Question

The differential equation for the family of curves $$\mathrm{x}^{2}+\mathrm{y}^{2}-2$$ ay $$=0$$, where $$a$$ is an arbitrary constant is:
A
$$2(\mathrm{x}^{2}-\mathrm{y}^{2})\mathrm{y}^{'}= xy$$
B
$$2(\mathrm{x}^{2}+\mathrm{y}^{2})\mathrm{y}^{'}= xy$$
C
$$(\mathrm{x}^{2}-\mathrm{y}^{2})\mathrm{y}^{'}=2\mathrm{x}\mathrm{y}$$
D
$$(\mathrm{x}^{2}+\mathrm{y}^{2})\mathrm{y}^{'}=2\mathrm{x}\mathrm{y}$$

Answer

**step1** Understanding the Problem

The problem asks us to find the differential equation for the given family of curves: $$x^2 + y^2 - 2ay = 0$$, where 'a' is an arbitrary constant. This means we need to eliminate the constant 'a' by using differentiation.

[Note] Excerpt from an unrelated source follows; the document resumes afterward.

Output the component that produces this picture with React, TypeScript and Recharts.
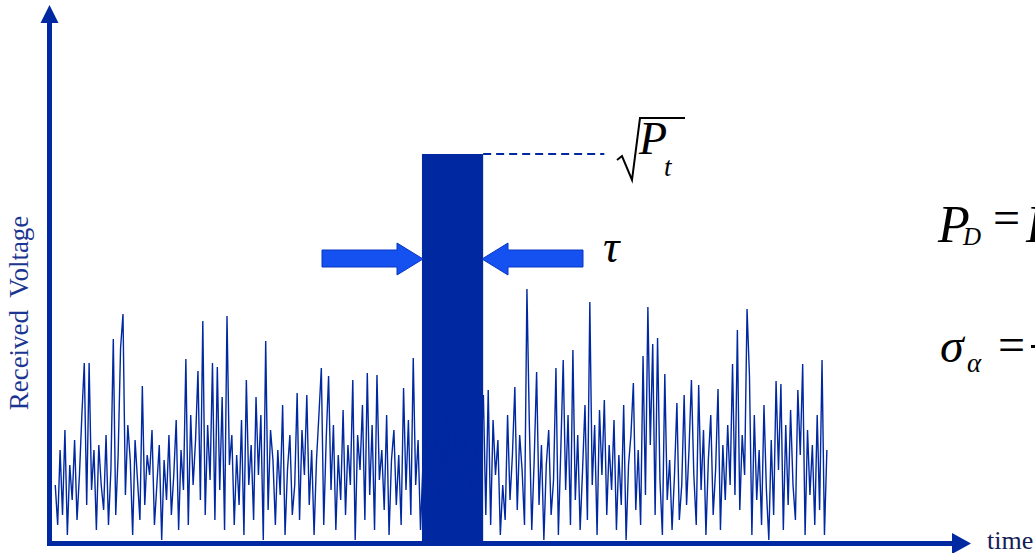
import React from "react";
import { ComposedChart, Line, XAxis, YAxis, ReferenceArea, ReferenceLine } from "recharts";

// received voltage samples (noise), arbitrary units, one per time step
const noise: number[] = [
  60, 20, 95, 30, 115, 10, 80, 45, 105, 25, 70, 130, 182, 40, 182, 55, 95, 15, 100, 60,
  35, 110, 20, 75, 206, 30, 90, 197, 231, 50, 120, 85, 10, 105, 65, 25, 159, 40, 90, 70,
  115, 20, 60, 100, 5, 85, 45, 110, 30, 70, 125, 15, 95, 55, 186, 20, 130, 60, 105, 174,
  45, 224, 30, 120, 65, 182, 25, 178, 55, 148, 15, 229, 80, 110, 20, 90, 40, 125, 10, 165,
  60, 100, 25, 148, 70, 130, 5, 204, 35, 115, 85, 20, 95, 50, 140, 10, 75, 110, 30, 60,
  152, 25, 115, 70, 150, 40, 95, 10, 85, 130, 177, 20, 105, 169, 55, 120, 15, 90, 45, 135,
  30, 100, 60, 165, 5, 110, 75, 140, 25, 172, 50, 120, 15, 170, 65, 95, 35, 130, 10, 85,
  115, 40, 90, 20, 157, 55, 125, 30, 187, 60, 105, 15, 80, 120, 35, 95, 50, 140, 20, 75,
  110, 45, 130, 10, 90, 60, 115, 25, 100, 70, 135, 40, 85, 15, 120, 55, 95, 150, 30, 155,
  20, 125, 70, 105, 10, 60, 25, 130, 45, 90, 158, 35, 110, 75, 20, 256, 120, 15, 85, 173,
  40, 100, 5, 80, 115, 30, 65, 177, 10, 95, 185, 55, 130, 20, 195, 45, 110, 15, 75, 140,
  25, 243, 60, 120, 10, 135, 70, 145, 30, 100, 55, 125, 15, 90, 40, 140, 5, 80, 110, 162,
  35, 95, 20, 189, 50, 238, 100, 201, 30, 207, 65, 10, 171, 45, 85, 15, 70, 142, 25, 60,
  150, 40, 95, 165, 70, 20, 160, 55, 115, 10, 85, 130, 30, 75, 156, 15, 100, 45, 120, 60,
  181, 50, 215, 35, 110, 70, 236, 169, 10, 130, 45, 95, 20, 140, 55, 5, 105, 30, 164, 75,
  161, 15, 120, 40, 135, 60, 25, 155, 90, 181, 10, 115, 50, 100, 20, 130, 35, 185, 10, 95,
];

// transmitted pulse: start / end (time steps) and amplitude sqrt(Pt)
const pulseStart = 151.6;
const pulseEnd = 176.9;
const pulseAmp = 391;
const guideEnd = 227;

const timeDomain: [number, number] = [-3, 379];
const voltDomain: [number, number] = [0, 540];

const data = noise.map((v, i) => ({ t: i, v }));

const BLUE = "#0028a0";
const ARROW = "#1550f0";
const serif: React.CSSProperties = { fontFamily: "Liberation Serif, DejaVu Serif, serif" };
const serifIt: React.CSSProperties = { ...serif, fontStyle: "italic" };

function Overlay() {
  return (
    <svg
      width={1035}
      height={553}
      style={{ position: "absolute", left: 0, top: 0, pointerEvents: "none" }}
    >
      {/* axes */}
      <rect x={47} y={20} width={5} height={526} fill={BLUE} />
      <polygon points="40.5,23 49.5,5 58.5,23" fill={BLUE} />
      <rect x={47} y={541} width={908} height={5} fill={BLUE} />
      <polygon points="952,533 971,543.5 952,554" fill={BLUE} />

      <text x={987} y={549} style={serif} fontSize={26} fill="#141c55">
        time
      </text>
      <text
        x={28}
        y={313}
        transform="rotate(-90 28 313)"
        textAnchor="middle"
        style={serif}
        fontSize={27}
        wordSpacing={6}
        fill="#1c3590"
      >
        Received Voltage
      </text>

      {/* pulse width arrows */}
      <polygon
        points="322,250 397,250 397,243 423,259 397,275 397,267 322,267"
        fill={ARROW}
        stroke="#0a36c0"
        strokeWidth={1}
      />
      <polygon
        points="583,250 508,250 508,243 482,259 508,275 508,267 583,267"
        fill={ARROW}
        stroke="#0a36c0"
        strokeWidth={1}
      />
      <text x={603} y={262} style={serifIt} fontSize={46} fill="#000">
        τ
      </text>

      {/* sqrt(Pt) */}
      <path
        d="M617,160 L622,156 L632,180 L640,118 L685,118"
        fill="none"
        stroke="#000"
        strokeWidth={2}
      />
      <text x={639} y={154} style={serifIt} fontSize={46} fill="#000">
        P
      </text>
      <text x={664} y={176} style={serifIt} fontSize={27} fill="#000">
        t
      </text>

      {/* formulas (cut at the right edge) */}
      <text x={938} y={242} style={serifIt} fontSize={52} fill="#000">
        P
      </text>
      <text x={963} y={245} style={serifIt} fontSize={25} fill="#000">
        D
      </text>
      <text x={993} y={234} style={serif} fontSize={48} fill="#000">
        =
      </text>
      <text x={1026} y={242} style={serifIt} fontSize={52} fill="#000">
        P
      </text>

      <text x={940} y={362} style={serifIt} fontSize={48} fill="#000">
        σ
      </text>
      <text x={967} y={372} style={serifIt} fontSize={27} fill="#000">
        α
      </text>
      <text x={998} y={361} style={serif} fontSize={48} fill="#000">
        =
      </text>
      <rect x={1031} y={345} width={10} height={3} fill="#000" />
    </svg>
  );
}

export default function App() {
  return (
    <div style={{ position: "absolute", left: 0, top: 0, width: 1035, height: 553, background: "#fff" }}>
      <ComposedChart
        width={1035}
        height={553}
        data={data}
        margin={{ top: 5, right: 63, bottom: 8, left: 48 }}
      >
        <XAxis dataKey="t" type="number" domain={timeDomain} hide allowDataOverflow />
        <YAxis type="number" domain={voltDomain} hide allowDataOverflow />
        <Line
          type="linear"
          dataKey="v"
          stroke={BLUE}
          strokeWidth={1.4}
          dot={false}
          activeDot={false}
          isAnimationActive={false}
        />
        <ReferenceArea
          x1={pulseStart}
          x2={pulseEnd}
          y1={0}
          y2={pulseAmp}
          fill={BLUE}
          fillOpacity={1}
          stroke="none"
          ifOverflow="visible"
        />
        <ReferenceLine
          segment={[
            { x: pulseEnd, y: pulseAmp },
            { x: guideEnd, y: pulseAmp },
          ]}
          stroke={BLUE}
          strokeWidth={2}
          strokeDasharray="8 5"
          ifOverflow="visible"
        />
      </ComposedChart>
      <Overlay />
    </div>
  );
}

**step2** Differentiating the Equation with Respect to x

We differentiate each term of the equation $$x^2 + y^2 - 2ay = 0$$ with respect to x.
The derivative of $$x^2$$ with respect to x is $$2x$$.
The derivative of $$y^2$$ with respect to x, using the chain rule (since y is a function of x), is $$2y \frac{dy}{dx}$$.
The derivative of $$-2ay$$ with respect to x, also using the chain rule, is $$-2a \frac{dy}{dx}$$.
The derivative of $$0$$ with respect to x is $$0$$.
Combining these, we get:
$$2x + 2y \frac{dy}{dx} - 2a \frac{dy}{dx} = 0$$
Let's denote $$\frac{dy}{dx}$$ as $$y'$$.
So, the differentiated equation is:
$$2x + 2yy' - 2ay' = 0$$

**step3** Expressing the Arbitrary Constant 'a' in terms of x and y

From the original equation $$x^2 + y^2 - 2ay = 0$$, we can isolate the term involving 'a':
$$2ay = x^2 + y^2$$
Now, we can express 'a' in terms of x and y:
$$a = \frac{x^2 + y^2}{2y}$$

**step4** Substituting 'a' into the Differentiated Equation

Now, we substitute the expression for 'a' from Question1.step3 into the differentiated equation from Question1.step2:
$$2x + 2yy' - 2 \left( \frac{x^2 + y^2}{2y} \right) y' = 0$$
Simplify the term with 'a':
$$2x + 2yy' - \frac{x^2 + y^2}{y} y' = 0$$

**step5** Simplifying the Equation to Obtain the Differential Equation

To eliminate the fraction, we multiply the entire equation by 'y':
$$y(2x) + y(2yy') - y\left(\frac{x^2 + y^2}{y} y'\right) = y(0)$$
$$2xy + 2y^2y' - (x^2 + y^2)y' = 0$$
Now, group the terms containing $$y'$$:
$$2xy + (2y^2 - (x^2 + y^2))y' = 0$$
Distribute the negative sign inside the parenthesis:
$$2xy + (2y^2 - x^2 - y^2)y' = 0$$
Combine like terms within the parenthesis:
$$2xy + (y^2 - x^2)y' = 0$$
Rearrange the equation to match the common format of differential equations, by moving $$2xy$$ to the other side:
$$(y^2 - x^2)y' = -2xy$$
To match the given options, we can multiply both sides by -1:
$$-(y^2 - x^2)y' = -(-2xy)$$
$$(x^2 - y^2)y' = 2xy$$

**step6** Comparing with the Options

The derived differential equation is $$(x^2 - y^2)y' = 2xy$$.
Let's compare this with the provided options:
A. $$2(x^2 - y^2)y' = xy$$
B. $$2(x^2 + y^2)y' = xy$$
C. $$(x^2 - y^2)y' = 2xy$$
D. $$(x^2 + y^2)y' = 2xy$$
Our derived equation matches option C.